[Task requirements]: Work through the following lines and count those that hold the word "this". Reply with that number only.

################

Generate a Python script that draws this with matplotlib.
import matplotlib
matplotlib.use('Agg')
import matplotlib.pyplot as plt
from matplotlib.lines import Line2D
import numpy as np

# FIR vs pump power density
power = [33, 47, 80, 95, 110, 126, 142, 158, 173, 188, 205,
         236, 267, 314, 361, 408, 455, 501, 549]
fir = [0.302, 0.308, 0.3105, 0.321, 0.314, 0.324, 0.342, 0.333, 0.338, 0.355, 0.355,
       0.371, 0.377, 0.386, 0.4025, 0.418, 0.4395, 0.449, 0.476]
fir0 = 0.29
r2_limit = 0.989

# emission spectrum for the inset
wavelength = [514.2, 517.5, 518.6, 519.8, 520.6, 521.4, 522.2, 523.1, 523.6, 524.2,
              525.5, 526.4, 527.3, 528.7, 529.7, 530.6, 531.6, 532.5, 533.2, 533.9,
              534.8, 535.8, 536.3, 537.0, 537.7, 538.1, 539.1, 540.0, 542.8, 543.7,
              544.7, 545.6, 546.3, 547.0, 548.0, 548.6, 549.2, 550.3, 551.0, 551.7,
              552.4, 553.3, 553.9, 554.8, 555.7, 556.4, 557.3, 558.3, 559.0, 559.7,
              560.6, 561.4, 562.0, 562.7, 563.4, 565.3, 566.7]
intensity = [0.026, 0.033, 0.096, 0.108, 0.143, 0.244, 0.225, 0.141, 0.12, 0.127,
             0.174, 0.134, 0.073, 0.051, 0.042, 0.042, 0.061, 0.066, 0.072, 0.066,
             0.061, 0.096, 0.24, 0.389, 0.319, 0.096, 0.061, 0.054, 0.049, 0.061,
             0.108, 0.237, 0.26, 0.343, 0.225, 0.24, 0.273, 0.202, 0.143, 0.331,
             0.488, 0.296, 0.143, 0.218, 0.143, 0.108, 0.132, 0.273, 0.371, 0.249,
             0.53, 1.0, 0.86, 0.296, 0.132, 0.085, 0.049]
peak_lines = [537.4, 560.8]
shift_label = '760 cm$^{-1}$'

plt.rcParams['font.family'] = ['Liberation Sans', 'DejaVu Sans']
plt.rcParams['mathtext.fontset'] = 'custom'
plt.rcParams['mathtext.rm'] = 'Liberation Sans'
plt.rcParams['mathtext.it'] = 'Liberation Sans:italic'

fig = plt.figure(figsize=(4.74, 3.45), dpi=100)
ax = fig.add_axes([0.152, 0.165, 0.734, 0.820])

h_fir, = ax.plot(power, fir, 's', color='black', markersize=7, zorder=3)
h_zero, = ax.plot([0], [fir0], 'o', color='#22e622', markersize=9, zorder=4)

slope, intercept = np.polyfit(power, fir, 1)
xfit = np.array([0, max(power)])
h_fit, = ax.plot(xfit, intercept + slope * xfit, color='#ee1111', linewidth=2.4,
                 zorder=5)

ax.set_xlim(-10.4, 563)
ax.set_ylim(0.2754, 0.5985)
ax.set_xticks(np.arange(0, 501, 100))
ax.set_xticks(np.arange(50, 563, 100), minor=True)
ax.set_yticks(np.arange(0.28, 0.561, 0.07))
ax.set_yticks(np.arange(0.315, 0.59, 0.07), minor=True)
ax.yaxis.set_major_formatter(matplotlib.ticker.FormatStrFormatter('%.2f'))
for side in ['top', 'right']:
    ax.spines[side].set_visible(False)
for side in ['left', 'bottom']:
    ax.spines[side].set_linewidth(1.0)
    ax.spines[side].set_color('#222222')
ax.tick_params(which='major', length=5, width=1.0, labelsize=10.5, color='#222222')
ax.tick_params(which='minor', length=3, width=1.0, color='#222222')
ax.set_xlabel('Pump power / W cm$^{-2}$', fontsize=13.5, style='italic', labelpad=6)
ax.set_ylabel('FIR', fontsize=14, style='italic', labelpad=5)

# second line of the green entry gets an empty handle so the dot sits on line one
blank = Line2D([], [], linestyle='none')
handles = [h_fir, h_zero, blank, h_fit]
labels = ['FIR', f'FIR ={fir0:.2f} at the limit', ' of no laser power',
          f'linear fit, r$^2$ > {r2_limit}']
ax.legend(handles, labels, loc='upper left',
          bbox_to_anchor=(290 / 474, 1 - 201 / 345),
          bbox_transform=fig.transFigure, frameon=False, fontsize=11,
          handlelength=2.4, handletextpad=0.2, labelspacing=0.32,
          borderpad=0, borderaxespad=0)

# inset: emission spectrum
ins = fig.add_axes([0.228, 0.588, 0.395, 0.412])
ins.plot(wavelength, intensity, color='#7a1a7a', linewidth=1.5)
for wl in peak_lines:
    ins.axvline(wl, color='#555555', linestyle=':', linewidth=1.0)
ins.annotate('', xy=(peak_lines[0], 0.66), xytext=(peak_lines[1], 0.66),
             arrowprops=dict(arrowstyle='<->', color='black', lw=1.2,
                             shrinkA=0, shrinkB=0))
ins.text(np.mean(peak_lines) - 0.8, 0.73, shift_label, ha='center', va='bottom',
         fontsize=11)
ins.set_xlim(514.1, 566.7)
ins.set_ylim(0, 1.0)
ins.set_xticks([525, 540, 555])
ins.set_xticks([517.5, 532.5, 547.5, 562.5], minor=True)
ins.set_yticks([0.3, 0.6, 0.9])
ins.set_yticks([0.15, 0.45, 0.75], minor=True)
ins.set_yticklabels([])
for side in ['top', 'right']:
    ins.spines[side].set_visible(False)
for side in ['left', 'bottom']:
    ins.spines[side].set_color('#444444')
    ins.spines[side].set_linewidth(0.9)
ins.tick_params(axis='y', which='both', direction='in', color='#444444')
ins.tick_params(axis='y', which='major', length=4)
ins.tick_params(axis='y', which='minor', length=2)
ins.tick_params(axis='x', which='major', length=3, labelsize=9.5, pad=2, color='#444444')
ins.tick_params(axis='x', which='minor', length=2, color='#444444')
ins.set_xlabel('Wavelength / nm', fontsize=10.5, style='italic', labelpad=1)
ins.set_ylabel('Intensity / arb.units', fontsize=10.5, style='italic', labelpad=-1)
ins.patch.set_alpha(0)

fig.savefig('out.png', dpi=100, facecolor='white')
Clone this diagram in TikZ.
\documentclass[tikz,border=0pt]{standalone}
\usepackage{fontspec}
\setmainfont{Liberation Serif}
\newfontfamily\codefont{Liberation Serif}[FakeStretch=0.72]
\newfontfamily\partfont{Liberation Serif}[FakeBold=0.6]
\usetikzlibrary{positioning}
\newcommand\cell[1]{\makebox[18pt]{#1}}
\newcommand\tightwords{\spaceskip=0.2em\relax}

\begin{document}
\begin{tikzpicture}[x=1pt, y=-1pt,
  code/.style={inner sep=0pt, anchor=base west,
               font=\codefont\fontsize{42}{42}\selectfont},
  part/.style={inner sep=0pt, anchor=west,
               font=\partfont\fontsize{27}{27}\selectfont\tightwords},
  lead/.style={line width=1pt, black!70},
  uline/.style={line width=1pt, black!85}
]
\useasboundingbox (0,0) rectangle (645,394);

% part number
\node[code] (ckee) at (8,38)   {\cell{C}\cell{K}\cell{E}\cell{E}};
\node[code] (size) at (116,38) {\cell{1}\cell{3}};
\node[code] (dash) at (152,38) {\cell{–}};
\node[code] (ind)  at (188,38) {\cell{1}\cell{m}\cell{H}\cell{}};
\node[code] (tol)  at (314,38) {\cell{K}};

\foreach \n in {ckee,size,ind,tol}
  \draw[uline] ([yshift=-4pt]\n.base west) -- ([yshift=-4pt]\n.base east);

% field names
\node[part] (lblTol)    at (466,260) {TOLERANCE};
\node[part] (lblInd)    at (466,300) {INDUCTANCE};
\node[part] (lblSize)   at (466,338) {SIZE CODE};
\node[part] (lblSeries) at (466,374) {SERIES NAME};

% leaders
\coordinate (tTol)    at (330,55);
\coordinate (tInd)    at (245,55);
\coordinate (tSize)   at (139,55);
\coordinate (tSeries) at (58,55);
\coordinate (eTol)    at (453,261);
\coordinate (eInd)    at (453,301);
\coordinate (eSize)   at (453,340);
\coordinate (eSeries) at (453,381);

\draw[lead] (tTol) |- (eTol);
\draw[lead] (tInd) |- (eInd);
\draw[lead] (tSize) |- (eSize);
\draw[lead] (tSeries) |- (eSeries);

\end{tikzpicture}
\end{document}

################

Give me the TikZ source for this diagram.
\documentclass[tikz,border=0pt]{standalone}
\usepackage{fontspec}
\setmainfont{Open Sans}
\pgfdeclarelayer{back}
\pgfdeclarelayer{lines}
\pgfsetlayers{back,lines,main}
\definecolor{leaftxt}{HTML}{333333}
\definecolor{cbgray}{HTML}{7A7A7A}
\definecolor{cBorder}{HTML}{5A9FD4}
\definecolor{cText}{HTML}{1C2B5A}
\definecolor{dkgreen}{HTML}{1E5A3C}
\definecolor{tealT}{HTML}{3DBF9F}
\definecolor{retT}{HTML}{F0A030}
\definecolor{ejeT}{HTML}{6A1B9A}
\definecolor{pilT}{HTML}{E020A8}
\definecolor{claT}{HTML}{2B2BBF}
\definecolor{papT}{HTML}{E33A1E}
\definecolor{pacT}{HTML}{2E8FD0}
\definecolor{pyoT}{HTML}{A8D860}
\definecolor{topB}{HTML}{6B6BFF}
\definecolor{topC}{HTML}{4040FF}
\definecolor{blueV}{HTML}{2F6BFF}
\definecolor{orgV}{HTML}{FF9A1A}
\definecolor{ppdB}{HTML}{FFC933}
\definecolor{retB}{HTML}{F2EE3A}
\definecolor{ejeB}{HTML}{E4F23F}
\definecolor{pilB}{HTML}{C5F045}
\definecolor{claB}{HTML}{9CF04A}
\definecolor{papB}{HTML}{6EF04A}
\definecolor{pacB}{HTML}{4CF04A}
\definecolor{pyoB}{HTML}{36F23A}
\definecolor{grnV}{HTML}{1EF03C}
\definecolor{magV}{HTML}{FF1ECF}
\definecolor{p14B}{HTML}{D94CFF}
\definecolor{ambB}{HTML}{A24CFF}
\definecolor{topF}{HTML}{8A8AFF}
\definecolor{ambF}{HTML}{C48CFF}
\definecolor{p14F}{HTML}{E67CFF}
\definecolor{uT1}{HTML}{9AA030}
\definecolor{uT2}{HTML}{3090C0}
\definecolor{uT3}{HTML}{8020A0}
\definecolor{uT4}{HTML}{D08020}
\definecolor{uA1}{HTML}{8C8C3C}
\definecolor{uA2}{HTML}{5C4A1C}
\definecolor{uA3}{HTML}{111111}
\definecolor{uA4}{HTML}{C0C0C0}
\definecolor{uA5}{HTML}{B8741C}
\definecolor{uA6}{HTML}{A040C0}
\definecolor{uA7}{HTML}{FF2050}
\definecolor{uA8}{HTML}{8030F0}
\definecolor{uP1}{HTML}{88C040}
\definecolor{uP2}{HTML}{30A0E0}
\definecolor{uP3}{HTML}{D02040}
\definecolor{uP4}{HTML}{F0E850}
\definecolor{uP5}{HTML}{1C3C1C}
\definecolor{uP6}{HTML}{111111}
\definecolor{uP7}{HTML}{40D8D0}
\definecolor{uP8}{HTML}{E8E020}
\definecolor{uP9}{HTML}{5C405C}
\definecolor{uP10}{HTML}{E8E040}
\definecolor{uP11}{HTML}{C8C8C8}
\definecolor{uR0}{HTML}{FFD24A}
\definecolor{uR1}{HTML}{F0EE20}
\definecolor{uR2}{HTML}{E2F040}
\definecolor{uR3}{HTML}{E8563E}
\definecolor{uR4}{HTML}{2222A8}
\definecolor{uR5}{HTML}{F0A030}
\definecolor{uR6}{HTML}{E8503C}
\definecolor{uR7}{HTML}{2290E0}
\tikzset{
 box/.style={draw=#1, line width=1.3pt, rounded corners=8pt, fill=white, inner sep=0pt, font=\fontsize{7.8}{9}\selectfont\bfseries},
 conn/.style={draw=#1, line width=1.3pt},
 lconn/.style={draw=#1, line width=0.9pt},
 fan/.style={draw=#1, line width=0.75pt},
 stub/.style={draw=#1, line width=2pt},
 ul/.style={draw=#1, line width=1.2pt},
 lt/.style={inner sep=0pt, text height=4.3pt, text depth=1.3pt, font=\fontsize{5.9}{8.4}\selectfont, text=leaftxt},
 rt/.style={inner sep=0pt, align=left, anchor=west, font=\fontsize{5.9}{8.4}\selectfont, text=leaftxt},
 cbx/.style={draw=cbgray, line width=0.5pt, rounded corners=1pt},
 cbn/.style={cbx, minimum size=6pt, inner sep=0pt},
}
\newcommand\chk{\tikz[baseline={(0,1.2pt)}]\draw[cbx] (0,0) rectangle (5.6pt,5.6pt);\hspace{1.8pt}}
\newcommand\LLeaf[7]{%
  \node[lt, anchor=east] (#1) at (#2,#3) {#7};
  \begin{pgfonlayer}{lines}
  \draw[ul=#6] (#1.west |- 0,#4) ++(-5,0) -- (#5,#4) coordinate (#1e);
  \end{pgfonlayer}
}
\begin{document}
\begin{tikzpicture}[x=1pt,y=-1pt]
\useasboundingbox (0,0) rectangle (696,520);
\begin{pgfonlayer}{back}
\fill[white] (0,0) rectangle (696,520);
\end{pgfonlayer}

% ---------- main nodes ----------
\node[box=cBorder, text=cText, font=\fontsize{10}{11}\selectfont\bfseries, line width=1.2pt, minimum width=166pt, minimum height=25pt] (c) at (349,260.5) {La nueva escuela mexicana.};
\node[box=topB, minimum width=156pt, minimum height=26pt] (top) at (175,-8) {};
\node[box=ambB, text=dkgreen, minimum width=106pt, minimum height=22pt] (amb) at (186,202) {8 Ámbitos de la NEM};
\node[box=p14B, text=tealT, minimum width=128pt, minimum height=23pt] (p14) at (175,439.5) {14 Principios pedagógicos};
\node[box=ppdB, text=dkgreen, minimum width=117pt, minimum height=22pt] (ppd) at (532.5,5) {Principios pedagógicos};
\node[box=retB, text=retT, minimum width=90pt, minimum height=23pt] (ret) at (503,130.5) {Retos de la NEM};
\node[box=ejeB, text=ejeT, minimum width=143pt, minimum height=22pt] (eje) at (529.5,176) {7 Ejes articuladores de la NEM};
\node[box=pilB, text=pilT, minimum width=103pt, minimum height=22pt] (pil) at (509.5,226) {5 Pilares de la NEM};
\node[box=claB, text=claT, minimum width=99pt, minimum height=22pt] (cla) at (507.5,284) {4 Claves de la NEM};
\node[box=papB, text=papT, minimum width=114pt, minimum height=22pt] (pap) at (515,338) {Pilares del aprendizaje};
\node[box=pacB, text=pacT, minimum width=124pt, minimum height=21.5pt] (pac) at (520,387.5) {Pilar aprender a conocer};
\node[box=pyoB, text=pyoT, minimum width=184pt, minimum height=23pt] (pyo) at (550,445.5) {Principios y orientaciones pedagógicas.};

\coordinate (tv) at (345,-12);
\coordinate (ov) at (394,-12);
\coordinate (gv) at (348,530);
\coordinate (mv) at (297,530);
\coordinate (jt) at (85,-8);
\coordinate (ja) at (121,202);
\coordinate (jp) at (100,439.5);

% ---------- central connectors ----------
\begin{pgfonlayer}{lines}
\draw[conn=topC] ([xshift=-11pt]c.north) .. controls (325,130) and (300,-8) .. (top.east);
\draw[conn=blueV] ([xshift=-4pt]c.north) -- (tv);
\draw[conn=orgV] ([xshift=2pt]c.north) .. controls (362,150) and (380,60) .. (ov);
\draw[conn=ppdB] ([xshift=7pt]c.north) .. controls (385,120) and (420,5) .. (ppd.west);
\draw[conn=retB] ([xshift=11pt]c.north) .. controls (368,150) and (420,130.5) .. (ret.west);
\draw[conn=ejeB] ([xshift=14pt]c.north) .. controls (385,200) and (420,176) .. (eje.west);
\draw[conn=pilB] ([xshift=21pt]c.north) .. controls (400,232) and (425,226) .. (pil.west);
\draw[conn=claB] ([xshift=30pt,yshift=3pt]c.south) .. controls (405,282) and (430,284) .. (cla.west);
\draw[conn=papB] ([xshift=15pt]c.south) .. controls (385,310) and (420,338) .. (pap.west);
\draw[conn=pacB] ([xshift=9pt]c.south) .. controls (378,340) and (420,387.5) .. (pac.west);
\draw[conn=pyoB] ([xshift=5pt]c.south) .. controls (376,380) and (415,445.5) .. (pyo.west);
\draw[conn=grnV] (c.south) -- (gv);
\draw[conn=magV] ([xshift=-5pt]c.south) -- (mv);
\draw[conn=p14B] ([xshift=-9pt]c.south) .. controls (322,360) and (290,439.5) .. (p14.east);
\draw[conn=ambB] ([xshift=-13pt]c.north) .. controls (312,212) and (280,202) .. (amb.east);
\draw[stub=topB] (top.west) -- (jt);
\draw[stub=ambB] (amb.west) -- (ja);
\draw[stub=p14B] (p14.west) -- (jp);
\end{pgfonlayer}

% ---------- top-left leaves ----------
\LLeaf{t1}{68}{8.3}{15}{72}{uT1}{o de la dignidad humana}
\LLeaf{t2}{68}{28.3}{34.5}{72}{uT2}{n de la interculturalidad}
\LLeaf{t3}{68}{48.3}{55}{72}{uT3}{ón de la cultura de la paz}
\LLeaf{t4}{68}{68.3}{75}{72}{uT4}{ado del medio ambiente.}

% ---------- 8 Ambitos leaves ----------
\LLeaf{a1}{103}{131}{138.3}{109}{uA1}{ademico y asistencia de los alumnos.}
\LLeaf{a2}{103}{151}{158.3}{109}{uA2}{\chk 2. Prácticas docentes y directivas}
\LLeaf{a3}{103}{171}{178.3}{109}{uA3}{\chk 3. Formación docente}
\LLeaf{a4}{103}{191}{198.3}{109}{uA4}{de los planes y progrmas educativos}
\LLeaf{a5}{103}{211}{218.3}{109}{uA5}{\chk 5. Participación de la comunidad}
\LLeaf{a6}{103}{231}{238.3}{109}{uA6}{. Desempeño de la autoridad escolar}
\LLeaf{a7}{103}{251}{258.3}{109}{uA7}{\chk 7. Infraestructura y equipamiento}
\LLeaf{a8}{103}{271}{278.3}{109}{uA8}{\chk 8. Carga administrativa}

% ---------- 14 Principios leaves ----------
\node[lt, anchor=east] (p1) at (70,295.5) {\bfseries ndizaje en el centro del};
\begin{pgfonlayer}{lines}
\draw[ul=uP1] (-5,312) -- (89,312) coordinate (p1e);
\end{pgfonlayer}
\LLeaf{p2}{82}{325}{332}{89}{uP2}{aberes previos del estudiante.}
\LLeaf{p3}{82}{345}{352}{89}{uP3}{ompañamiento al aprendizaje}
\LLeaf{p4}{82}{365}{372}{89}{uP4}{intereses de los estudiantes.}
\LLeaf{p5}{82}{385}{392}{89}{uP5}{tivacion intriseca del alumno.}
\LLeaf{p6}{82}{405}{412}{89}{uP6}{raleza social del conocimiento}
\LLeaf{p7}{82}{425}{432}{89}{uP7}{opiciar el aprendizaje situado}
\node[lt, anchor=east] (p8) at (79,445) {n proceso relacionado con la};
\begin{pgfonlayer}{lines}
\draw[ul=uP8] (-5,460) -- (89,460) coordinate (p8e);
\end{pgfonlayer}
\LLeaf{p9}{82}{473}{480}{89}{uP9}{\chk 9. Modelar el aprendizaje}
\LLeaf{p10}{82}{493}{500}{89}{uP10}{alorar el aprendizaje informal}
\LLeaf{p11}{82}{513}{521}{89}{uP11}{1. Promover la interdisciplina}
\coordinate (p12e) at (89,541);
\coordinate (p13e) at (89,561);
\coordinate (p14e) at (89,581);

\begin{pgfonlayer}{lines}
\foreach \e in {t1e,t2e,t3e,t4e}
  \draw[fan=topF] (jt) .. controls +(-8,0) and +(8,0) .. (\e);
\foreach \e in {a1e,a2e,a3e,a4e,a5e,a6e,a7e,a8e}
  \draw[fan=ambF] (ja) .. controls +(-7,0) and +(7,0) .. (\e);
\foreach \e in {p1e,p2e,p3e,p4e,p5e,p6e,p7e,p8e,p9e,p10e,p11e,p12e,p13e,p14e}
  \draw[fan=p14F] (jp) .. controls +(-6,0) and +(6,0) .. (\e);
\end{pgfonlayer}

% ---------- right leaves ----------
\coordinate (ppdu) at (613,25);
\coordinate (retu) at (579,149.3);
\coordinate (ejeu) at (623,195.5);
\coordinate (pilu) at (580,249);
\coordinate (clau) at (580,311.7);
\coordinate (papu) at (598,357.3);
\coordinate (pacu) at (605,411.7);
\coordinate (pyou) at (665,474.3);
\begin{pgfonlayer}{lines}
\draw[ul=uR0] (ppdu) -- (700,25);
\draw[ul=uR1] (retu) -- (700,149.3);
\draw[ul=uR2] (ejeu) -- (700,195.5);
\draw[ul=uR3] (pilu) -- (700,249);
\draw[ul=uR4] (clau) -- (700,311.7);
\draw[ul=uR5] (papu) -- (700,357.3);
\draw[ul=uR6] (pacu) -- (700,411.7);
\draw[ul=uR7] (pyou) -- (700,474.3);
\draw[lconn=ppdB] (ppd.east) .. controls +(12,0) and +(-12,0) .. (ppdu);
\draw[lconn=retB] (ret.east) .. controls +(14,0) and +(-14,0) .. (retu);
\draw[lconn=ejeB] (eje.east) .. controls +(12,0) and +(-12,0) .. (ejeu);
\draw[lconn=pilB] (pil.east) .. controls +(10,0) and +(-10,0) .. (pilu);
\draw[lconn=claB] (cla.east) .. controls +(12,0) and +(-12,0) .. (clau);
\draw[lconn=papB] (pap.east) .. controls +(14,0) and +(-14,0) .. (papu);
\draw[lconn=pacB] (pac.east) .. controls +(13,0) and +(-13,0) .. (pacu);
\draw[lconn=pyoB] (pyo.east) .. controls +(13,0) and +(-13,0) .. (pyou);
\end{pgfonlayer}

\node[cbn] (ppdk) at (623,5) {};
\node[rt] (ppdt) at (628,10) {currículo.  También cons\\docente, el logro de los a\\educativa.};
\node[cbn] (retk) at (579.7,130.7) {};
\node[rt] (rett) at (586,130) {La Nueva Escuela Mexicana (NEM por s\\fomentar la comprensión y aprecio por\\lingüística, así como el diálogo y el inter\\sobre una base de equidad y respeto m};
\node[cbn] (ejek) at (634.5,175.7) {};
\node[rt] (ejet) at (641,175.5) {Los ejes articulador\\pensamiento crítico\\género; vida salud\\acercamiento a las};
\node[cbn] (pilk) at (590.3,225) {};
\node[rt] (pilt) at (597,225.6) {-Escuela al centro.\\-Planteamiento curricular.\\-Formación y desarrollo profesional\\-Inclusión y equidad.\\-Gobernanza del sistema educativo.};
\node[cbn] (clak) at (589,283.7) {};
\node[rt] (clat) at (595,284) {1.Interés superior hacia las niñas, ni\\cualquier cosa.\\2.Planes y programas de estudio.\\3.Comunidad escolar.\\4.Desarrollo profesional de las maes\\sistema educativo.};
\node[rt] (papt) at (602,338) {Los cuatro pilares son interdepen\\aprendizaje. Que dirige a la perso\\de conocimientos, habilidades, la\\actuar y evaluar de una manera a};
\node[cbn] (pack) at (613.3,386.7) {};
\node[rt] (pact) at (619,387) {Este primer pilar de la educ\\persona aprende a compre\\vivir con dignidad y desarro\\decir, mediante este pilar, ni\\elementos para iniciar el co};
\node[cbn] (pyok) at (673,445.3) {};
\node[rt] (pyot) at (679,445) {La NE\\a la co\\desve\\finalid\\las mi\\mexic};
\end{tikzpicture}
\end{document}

################

[Exercise answer]: 3